The success Web of Lies had in reaching such a large audience was likely because it met these three criteria. To begin with, the story had an inherently sticky message that resonated with many. People who had received numerous emails from scammers with the SUBJECT: URGENT!!! in the header would undoubtedly identify with the story. Moreover, given the popularity of “whodunit” TV show; someone trying to crack his or her own case would certainly be very appealing to many. The audience would essentially be “hooked”. The story caught the eye of a few early enthusiastic readers, likely within the blogospere, who incubated the story. It spread by connectors, such as digg.com and other web sites, which spread the message to other communities. Each new group then adapted the message to the group’s own unique social environment and own social context. Postings from renters searching for a home in Canada, relay operators handling phone calls for the deaf, or those fighting consumer fraud online indicate that the story reached across social circles. Together they may explain why the story spread far enough that I could be recognized in a small town a few hours north of New York City. The original internet real estate scam likely meets the same criteria as well.

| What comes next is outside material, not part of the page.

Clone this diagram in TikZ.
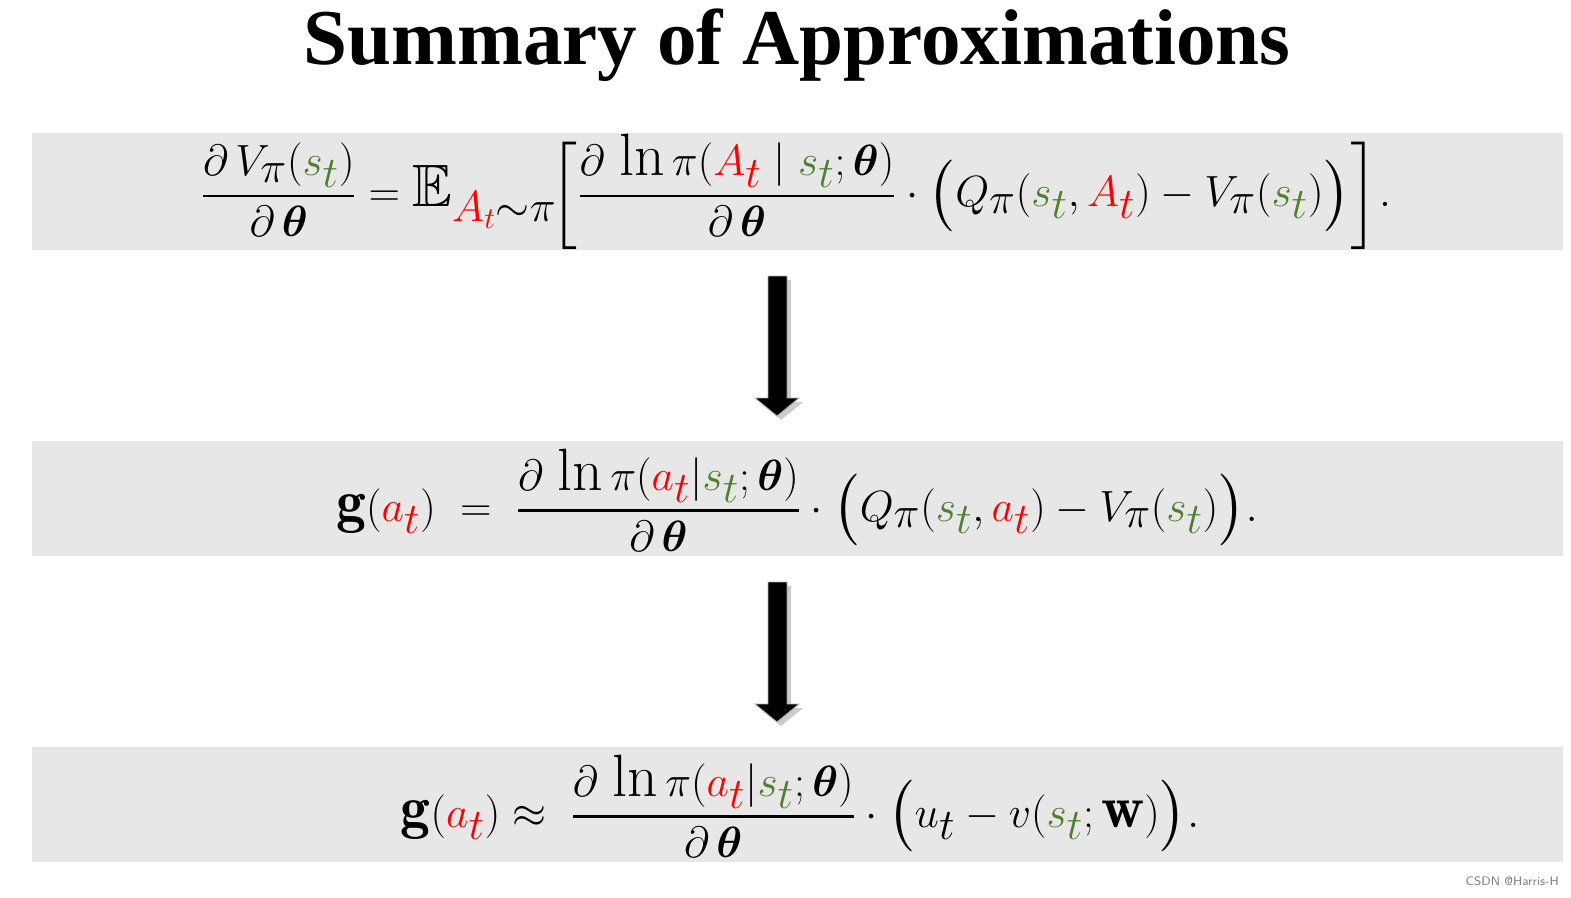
\documentclass[tikz,border=0pt]{standalone}
\usepackage{amsmath,amssymb,bm}
\usepackage{fontspec}
\newfontfamily\titlefont{Liberation Serif}
\usetikzlibrary{shadows}
\definecolor{bandgray}{HTML}{E7E7E7}
\definecolor{sg}{HTML}{4E7F2E}
\newcommand{\rd}[1]{\textcolor{red}{#1}}
\newcommand{\gn}[1]{\textcolor{sg}{#1}}
\tikzset{
  band/.style={fill=bandgray,draw=none},
  eq/.style={inner sep=0pt,font=\fontsize{34}{40}\selectfont},
  bigarrow/.style={fill=black,draw=gray!60,line width=0.5pt,drop shadow={shadow xshift=0.08cm,shadow yshift=-0.08cm,opacity=0.4}}
}
\begin{document}
\begin{tikzpicture}[x=0.02cm,y=-0.02cm]
\useasboundingbox (0,0) rectangle (1571,897);
\fill[white] (0,0) rectangle (1571,897);
\node[font=\titlefont\bfseries\fontsize{45}{50}\selectfont] (title) at (797,45) {Summary of Approximations};
\path[band] (32,133) rectangle (1563,250);
\path[band] (32,441) rectangle (1563,556);
\path[band] (32,747) rectangle (1563,862);
\node[eq] (e1) at (796,192) {$\dfrac{\partial\, V_\pi(\gn{s_t})}{\partial\,\bm{\theta}} = \mathbb{E}_{\rd{A_t}\sim\pi}\!\bigg[\dfrac{\partial\,\ln\pi(\rd{A_t}\mid \gn{s_t};\bm{\theta})}{\partial\,\bm{\theta}}\cdot\Big(Q_\pi(\gn{s_t},\rd{A_t})-V_\pi(\gn{s_t})\Big)\bigg].$};
\node[eq] (e2) at (797,500) {$\mathbf{g}(\rd{a_t})\;=\;\dfrac{\partial\,\ln\pi(\rd{a_t}|\gn{s_t};\bm{\theta})}{\partial\,\bm{\theta}}\cdot\Big(Q_\pi(\gn{s_t},\rd{a_t})-V_\pi(\gn{s_t})\Big).$};
\node[eq] (e3) at (800,806) {$\mathbf{g}(\rd{a_t})\approx\;\dfrac{\partial\,\ln\pi(\rd{a_t}|\gn{s_t};\bm{\theta})}{\partial\,\bm{\theta}}\cdot\Big(u_t-v(\gn{s_t};\mathbf{w})\Big).$};
\path[bigarrow] (768,276) -- (787,276) -- (787,398) -- (799,398) -- (777,416) -- (755,398) -- (768,398) -- cycle;
\path[bigarrow] (768,582) -- (787,582) -- (787,704) -- (799,704) -- (777,722) -- (755,704) -- (768,704) -- cycle;
\node[font=\sffamily\fontsize{7}{8}\selectfont,text=gray,anchor=east] (wm) at (1565,881) {CSDN @Harris-H};
\end{tikzpicture}
\end{document}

What is amazing, and what he makes clear, is how frequently this pattern can be seen. Gladwell notes a number of positive epidemics, such as Sesame Street that started a learning epidemic in preschoolers, turning them onto reading and “infected” them with literacy. To a much smaller degree, the impact from readers of the Web of Lies would be considered a “positive” social epidemic in that readers then pushed for change. Of course, there are also social epidemics that have destroyed, he mentions the spread of teen suicides in Micronesia, for example, or the rash of mass shootings at schools and elsewhere. The wave of internet crimes, costing hundreds of millions of dollars yearly, would lie here. In the end, his book attempts to show people how to start positive epidemics of their own, and, hopefully, help wipe out those that could destroy.